Holding — Ragland, C.
- The Supreme Court of Missouri held that the lease and bond were valid contracts and affirmed the judgment in favor of the Realty Company.
Rule
- A corporation may enter into contracts and hold property as long as such actions are within the scope of its charter and authorized by state law.
Reasoning
- The court reasoned that the legislature has the authority to create corporations and prescribe their business activities, including the buying, selling, and renting of real estate.
- The court found that the purposes for which both corporations were chartered fell within the broad statutory authorization allowing business for profit.
- It concluded that the constitutional provision limiting the holding of real estate did not apply to corporations engaged in real estate transactions as part of their legitimate business.
- The court also stated that both companies had the implied authority to enter into the lease and bond agreements.
- Furthermore, the court noted that the damages assessed for breach of the bond were appropriate, based on the loss of value related to the unbuilt improvements as stipulated in the lease.
- The court confirmed the legality of the bond's provisions, stating that the terms did not constitute a penalty but were enforceable as liquidated damages, aligning with the parties' intentions.
Deep Dive: How the Court Reached Its Decision
Legislative Authority
The court recognized that the legislature held plenary power to create corporations and define the scope of their business activities, provided these actions aligned with constitutional limitations. Specifically, the court noted that the Missouri Constitution prohibited the formation of corporations by special laws and required the payment of incorporation fees. The court emphasized that the legislature could authorize the creation of corporations for purposes including the buying, selling, and dealing in real estate, as these activities fell within the broad statutory provisions available to business entities. The court found that the statutes in place did not restrict the formation of corporations engaged in real estate transactions, thus affirming the legislative intent to support such business activities. This understanding was critical in determining that the corporations involved were operating within their lawful powers.
Constitutional Limitations
The court examined the constitutional restrictions on corporations, particularly Section 7, Article XII, which stated that no corporation could hold real estate for more than six years unless necessary for its legitimate business. The court interpreted this provision in light of the overall legislative framework that permitted corporations to engage in real estate transactions.

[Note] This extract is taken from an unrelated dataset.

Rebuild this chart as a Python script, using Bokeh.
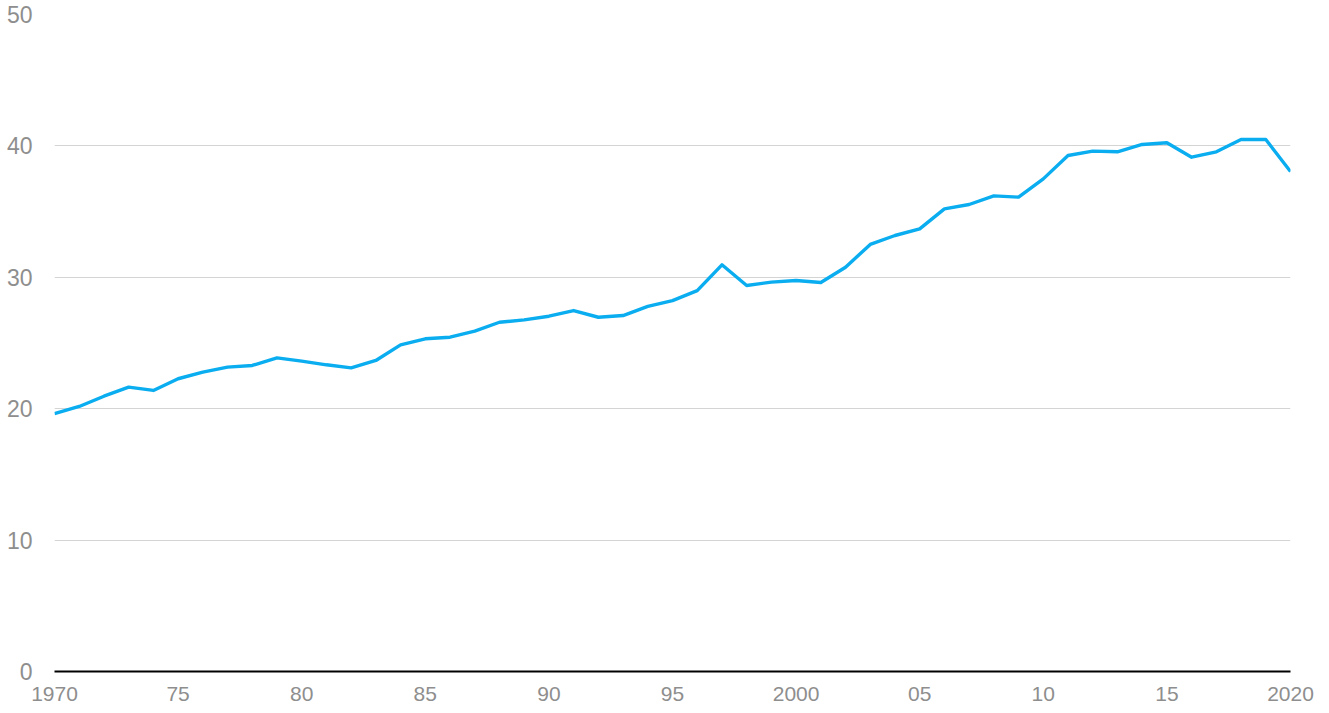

The court concluded that if a corporation was chartered to deal in real estate, it was necessary and proper for it to hold real estate indefinitely while conducting its business. This interpretation allowed the court to rule that the Realty Company and Marsix Company were not in violation of the constitutional provisions and could validly engage in the lease and bond agreements.
Corporate Powers and Implied Authority
The court determined that both the Realty Company and the Marsix Company had the express authority to enter into the lease and bond agreements based on their respective charters. The Realty Company's charter allowed it to purchase, own, and rent buildings, which implicitly included the authority to hold the land on which those buildings were situated. Similarly, the Marsix Company's charter explicitly permitted it to buy and sell real estate, which encompassed leasing agreements. The court noted that corporations, like natural persons, could engage in all acts necessary to fulfill their chartered purposes, thus supporting the validity of the contracts in question. This reasoning reinforced the idea that the agreements were within the scope of both companies' corporate activities.
Ultra Vires Defense
The court addressed the defense of ultra vires raised by the Surety Company, which claimed that the lease and bond were outside the powers granted to both corporations. The court rejected this argument, stating that the purposes for which the companies were formed were valid and encompassed the transactions at issue. It clarified that the lease agreement and the accompanying bond were not merely incidental but central to the business operations of both corporations. The court concluded that since the companies were organized for the purpose of real estate transactions, their actions in executing the lease and bond were valid and enforceable. Thus, the court affirmed the lower court's ruling in favor of the Realty Company.
Measure of Damages
The court also evaluated the measure of damages awarded to the Realty Company for the breach of the bond. It determined that the assessment of damages was appropriate, as it was based on the difference in the value of the leased premises with and without the proposed improvements. The court explained that the lease included provisions for liquidated damages in the event of a breach, but it clarified that this did not preclude the assessment of actual damages based on the loss incurred due to the lessee's failure to construct the building. The ruling indicated that the damages were not a penalty but rather a reasonable estimate of the Realty Company's losses, aligning with the parties' intentions in the bond agreement. This provided a clear framework for calculating damages in similar future cases.